> Information provided

******

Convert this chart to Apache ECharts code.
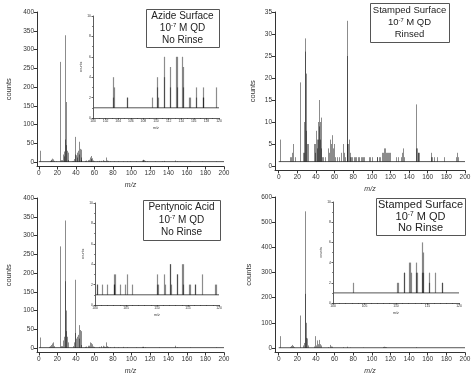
<!DOCTYPE html>
<html><head><meta charset="utf-8">
<script src="https://cdn.jsdelivr.net/npm/echarts@6/dist/echarts.min.js"></script>
<style>html,body{margin:0;padding:0;background:#fff}#c{width:474px;height:375px}</style>
</head><body><div id="c"></div>
<script>
// ---------- tick labels ----------
const xTicks = [0,20,40,60,80,100,120,140,160,180,200];
const yTicksAzide = [0,50,100,150,200,250,300,350,400];
const yTicksRinsed = [0,5,10,15,20,25,30,35];
const yTicksPentynoic = [0,50,100,150,200,250,300,350,400];
const yTicksStamped = [0,100,200,300,400,500,600];
const BASE = 1; // spectra baseline (counts)

// ---------- data: [m/z, counts] ----------
const azideMain = [[1,30],[12,3],[13,6],[13.5,4],[14,9],[15,7],[16,3],[18,2],[23,267],[24,5],[25,5],[26,20],[27,28],[27.5,15],[28,338],[28.4,60],[29,160],[29.3,45],[30,30],[31,25],[32,5],[36,2],[37,3],[38,8],[39,67],[39.4,20],[40,18],[41,25],[41.5,12],[42,30],[43,54],[43.4,20],[44,35],[45,33],[45.4,12],[46,5],[50,3],[51,4],[53,5],[54,6],[55,12],[56,16],[56.4,8],[57,10],[58,4],[60,2],[63,2],[65,3],[67,3],[69,5],[70,3],[71,2],[73,12],[74,4],[75,3],[77,2],[81,2],[86,2],[91,2],[95,2],[98,2],[105,2],[111,4],[112,5],[113,6],[114,5],[115,3],[117,2],[126,2],[133,2],[135,3],[147,4],[149,2],[163,2],[176,2],[191,2]];
const azideInset = [[103.2,4],[103.35,3],[103.25,2],[105.4,2],[105.45,2],[109.4,2],[110.15,4],[110.2,3],[110.35,2],[111.25,6],[111.3,4],[112.25,5],[112.3,3],[113.25,6],[113.3,6],[113.35,3],[114.2,6],[114.25,3],[114.3,5],[115.3,2],[115.35,2],[116.3,3],[116.35,2],[117.4,3],[117.42,2],[117.45,2],[119.5,3]];

const rinsedMain = [[1,6],[12,2],[13,2],[14,3],[15,5],[18,2],[23,19],[26,3],[27,10],[27.3,3],[28,29],[28.3,26],[29,21],[29.3,8],[30,5],[31,5],[38,5],[39,5],[39.4,3],[40,8],[41,6],[41.3,4],[42,10],[42.5,6],[43,15],[43.3,9],[44,10],[44.4,6],[45,11],[45.4,4],[46,2],[48,2],[50,2],[53,4],[54,3],[55,6],[56,5],[57,7],[58,4],[59,5],[60,2],[63,2],[65,2],[67,3],[69,5],[70,3],[71,2],[73,33],[73.2,25],[73.4,5],[74,5],[75,6],[76,3],[77,2],[78,2],[79,2],[81,2],[82,2],[83,2],[85,2],[86,2],[88,2],[89,2],[91,2],[92,2],[97,2],[98,2],[100,2],[105,2],[106,2],[108,2],[109,2],[111,3],[112,3],[113,4],[114,4],[115,3],[116,3],[117,3],[118,3],[119,3],[126,2],[128,2],[131,2],[132,3],[133,4],[135,2],[147,14],[147.3,4],[148,4],[149,3],[150,3],[151,3],[163,3],[164,2],[165,2],[167,2],[170,2],[177,2],[190,2],[191,3],[193,2]];

const pentynoicMain = [[1,28],[11,3],[12,5],[13,8],[14,12],[15,15],[16,5],[23,271],[24,5],[25,5],[26,20],[27,30],[28,340],[28.3,178],[29,100],[29.3,45],[30,30],[31,15],[37,5],[38,15],[39,182],[39.3,40],[40,25],[41,30],[42,35],[43,61],[43.4,25],[44,48],[45,45],[46,8],[50,3],[51,4],[53,6],[54,6],[55,15],[56,13],[57,10],[58,4],[60,3],[65,3],[67,5],[69,6],[70,4],[71,3],[73,15],[74,5],[75,3],[77,2],[81,3],[85,2],[91,3],[95,2],[105,2],[111,3],[112,3],[113,3],[115,2],[130,2],[147,6],[149,2],[163,2],[191,2]];
const pentynoicInset = [[100.3,2],[100.35,2],[101.1,2],[102.0,2],[103.0,3],[103.05,2],[103.1,2],[103.25,3],[104.0,2],[104.9,2],[105.2,3],[106.0,2],[110.0,3],[110.05,2],[110.1,2],[111.2,3],[111.25,2],[112.1,4],[112.15,4],[112.2,2],[113.2,3],[113.25,3],[114.1,4],[114.15,4],[114.2,2],[115.2,2],[115.25,2],[116.1,2],[116.2,2],[117.3,3],[119.4,2],[119.45,2]];

const stampedMain = [[1,47],[12,4],[13,8],[14,12],[15,8],[16,3],[23,129],[26,10],[27,20],[28,543],[28.3,215],[29,100],[29.3,40],[30,38],[31,10],[38,6],[39,47],[40,10],[41,30],[42,15],[43,32],[44,15],[45,10],[53,3],[55,12],[56,6],[57,5],[69,3],[73,5],[77,2],[91,2],[112,4],[113,5],[114,4],[115,3],[147,3]];
const stampedInset = [[103.1,2],[110.1,2],[110.3,2],[111.2,3],[111.25,3],[112.1,4],[112.15,4],[112.4,3],[113.2,4],[113.25,3],[113.3,3],[114.1,6],[114.3,5],[114.2,3],[114.25,3],[115.2,3],[115.25,2],[116.2,3],[117.3,2],[117.35,2]];

const FONT = 'Liberation Sans, Arial, sans-serif';
const AX = '#333';

function impulse(color, width){
  return function(params, api){
    const x = api.value(0), h = api.value(1);
    const a = api.coord([x, BASE]);
    const b = api.coord([x, h]);
    const px = Math.round(a[0]) + 0.5;
    return {type:'line', shape:{x1:px, y1:a[1], x2:px, y2:b[1]}, style:{stroke:color, lineWidth:width}};
  };
}

function mainX(gi, min){
  return {gridIndex:gi, type:'value', min:min, max:200,
    axisLine:{show:true, onZero:false, lineStyle:{color:AX, width:1}},
    axisTick:{show:true, customValues:xTicks, length:3, lineStyle:{color:AX}},
    axisLabel:{customValues:xTicks, fontSize:6.5, color:AX, margin:3, fontFamily:FONT},
    splitLine:{show:false},
    name:'m/z', nameLocation:'middle', nameGap:15,
    nameTextStyle:{fontStyle:'italic', fontSize:7, color:AX, fontFamily:FONT}};
}
function mainY(gi, min, max, ticks, gap){
  return {gridIndex:gi, type:'value', min:min, max:max,
    axisLine:{show:true, onZero:false, lineStyle:{color:AX, width:1}},
    axisTick:{show:true, customValues:ticks, length:3, lineStyle:{color:AX}},
    axisLabel:{customValues:ticks, fontSize:6.5, color:AX, margin:3, fontFamily:FONT},
    splitLine:{show:false},
    name:'counts', nameLocation:'middle', nameGap:gap, nameRotate:90,
    nameTextStyle:{fontSize:7.5, color:AX, fontFamily:FONT}};
}
function insetX(gi, interval){
  return {gridIndex:gi, type:'value', min:100, max:120, interval:interval,
    axisLine:{show:true, onZero:false, lineStyle:{color:AX, width:0.8}},
    axisTick:{show:true, length:1.5, lineStyle:{color:AX, width:0.8}},
    minorTick:{show:true, splitNumber:interval, length:1, lineStyle:{color:AX, width:0.6}},
    axisLabel:{fontSize:3.4, color:AX, margin:2, fontFamily:FONT},
    splitLine:{show:false},
    name:'m/z', nameLocation:'middle', nameGap:8,
    nameTextStyle:{fontStyle:'italic', fontSize:3.6, color:AX, fontFamily:FONT}};
}
function insetY(gi){
  return {gridIndex:gi, type:'value', min:0, max:10, interval:2,
    axisLine:{show:true, onZero:false, lineStyle:{color:AX, width:0.8}},
    axisTick:{show:true, length:1.5, lineStyle:{color:AX, width:0.8}},
    minorTick:{show:true, splitNumber:2, length:1, lineStyle:{color:AX, width:0.6}},
    axisLabel:{fontSize:3.4, color:AX, margin:2, fontFamily:FONT},
    splitLine:{show:false},
    name:'counts', nameLocation:'middle', nameGap:9, nameRotate:90,
    nameTextStyle:{fontSize:3.6, color:AX, fontFamily:FONT}};
}

const grids = [
  {left:37, top:12, width:187, height:154.5},   // 0 azide main
  {left:275, top:12, width:190, height:158.4},  // 1 rinsed main
  {left:37, top:198, width:187, height:154.5},  // 2 pentynoic main
  {left:275, top:197, width:190, height:155.5}, // 3 stamped main
  {left:93, top:16, width:126, height:102},     // 4 azide inset
  {left:95, top:203, width:124, height:102},    // 5 pentynoic inset
  {left:333, top:202, width:126, height:101}    // 6 stamped inset
].map(g => Object.assign({outerBoundsMode:'none', containLabel:false}, g));

const xAxes = [mainX(0,-2), mainX(1,-4), mainX(2,-2), mainX(3,-4), insetX(4,2), insetX(5,5), insetX(6,5)];
const yAxes = [mainY(0,-12,400,yTicksAzide,24), mainY(1,-1,35,yTicksRinsed,18), mainY(2,-12,400,yTicksPentynoic,24), mainY(3,-18,600,yTicksStamped,22), insetY(4), insetY(5), insetY(6)];

const MAINC = 'rgba(0,0,0,0.45)';
const INSC = 'rgba(0,0,0,0.45)';
function spec(i, data, color, w){
  return {type:'custom', xAxisIndex:i, yAxisIndex:i, data:data, renderItem:impulse(color,w), silent:true, animation:false, z:3};
}
function baseLine(i, x0, x1){
  return {type:'line', xAxisIndex:i, yAxisIndex:i, data:[[x0,BASE],[x1,BASE]], symbol:'none', silent:true, animation:false,
    lineStyle:{color:'#555', width:1}, z:2};
}

const series = [
  baseLine(0,0,200), spec(0, azideMain, MAINC, 1),
  baseLine(1,0,200), spec(1, rinsedMain, MAINC, 1),
  baseLine(2,0,200), spec(2, pentynoicMain, MAINC, 1),
  baseLine(3,0,200), spec(3, stampedMain, MAINC, 1),
  baseLine(4,100,120), spec(4, azideInset, INSC, 1.2),
  baseLine(5,100,120), spec(5, pentynoicInset, INSC, 1.2),
  baseLine(6,100,120), spec(6, stampedInset, INSC, 1.2)
];

function box(x, y, w, h, lines, fs){
  const cx = x + w/2, lh = h/3.2, y0 = y + h/2 - lh;
  const txt = (t, yy) => ({type:'text', x:cx, y:yy, style:{text:t, fontSize:fs, fontFamily:FONT, fill:'#222', align:'center', verticalAlign:'middle',
      rich:{sup:{fontSize:fs*0.6, fontFamily:FONT, fill:'#222', verticalAlign:'top', padding:[0,0,fs*0.45,0]}, n:{fontSize:fs, fontFamily:FONT, fill:'#222'}}}});
  return {type:'group', z:10, children:[
    {type:'rect', shape:{x:x+0.5, y:y+0.5, width:w, height:h}, style:{fill:'#fff', stroke:'#555', lineWidth:1}},
    txt(lines[0], y0), txt(lines[1], y0+lh), txt(lines[2], y0+2*lh)
  ]};
}
const QD = '{n|10}{sup|-7}{n| M QD}';

const chart = echarts.init(document.getElementById('c'), null, {renderer:'canvas'});
chart.setOption({
  animation:false,
  backgroundColor:'#fff',
  grid:grids, xAxis:xAxes, yAxis:yAxes, series:series,
  graphic:[
    box(146, 9, 73, 38, ['Azide Surface', QD, 'No Rinse'], 10),
    box(370, 3, 79, 39, ['Stamped Surface', QD, 'Rinsed'], 9.5),
    box(143, 200, 77, 40, ['Pentynoic Acid', QD, 'No Rinse'], 10),
    box(376, 198, 89, 37, ['Stamped Surface', QD, 'No Rinse'], 11)
  ]
});
</script></body></html>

******

> Your instructions
The lines from the start of the data through the line that contains "const BASE = 1; // spectra baseline (counts)" are to be returned exactly, please, with both ends included and every picture left out.

> Result
Convert this chart to Apache ECharts code.
<!DOCTYPE html>
<html><head><meta charset="utf-8">
<script src="https://cdn.jsdelivr.net/npm/echarts@6/dist/echarts.min.js"></script>
<style>html,body{margin:0;padding:0;background:#fff}#c{width:474px;height:375px}</style>
</head><body><div id="c"></div>
<script>
// ---------- tick labels ----------
const xTicks = [0,20,40,60,80,100,120,140,160,180,200];
const yTicksAzide = [0,50,100,150,200,250,300,350,400];
const yTicksRinsed = [0,5,10,15,20,25,30,35];
const yTicksPentynoic = [0,50,100,150,200,250,300,350,400];
const yTicksStamped = [0,100,200,300,400,500,600];
const BASE = 1; // spectra baseline (counts)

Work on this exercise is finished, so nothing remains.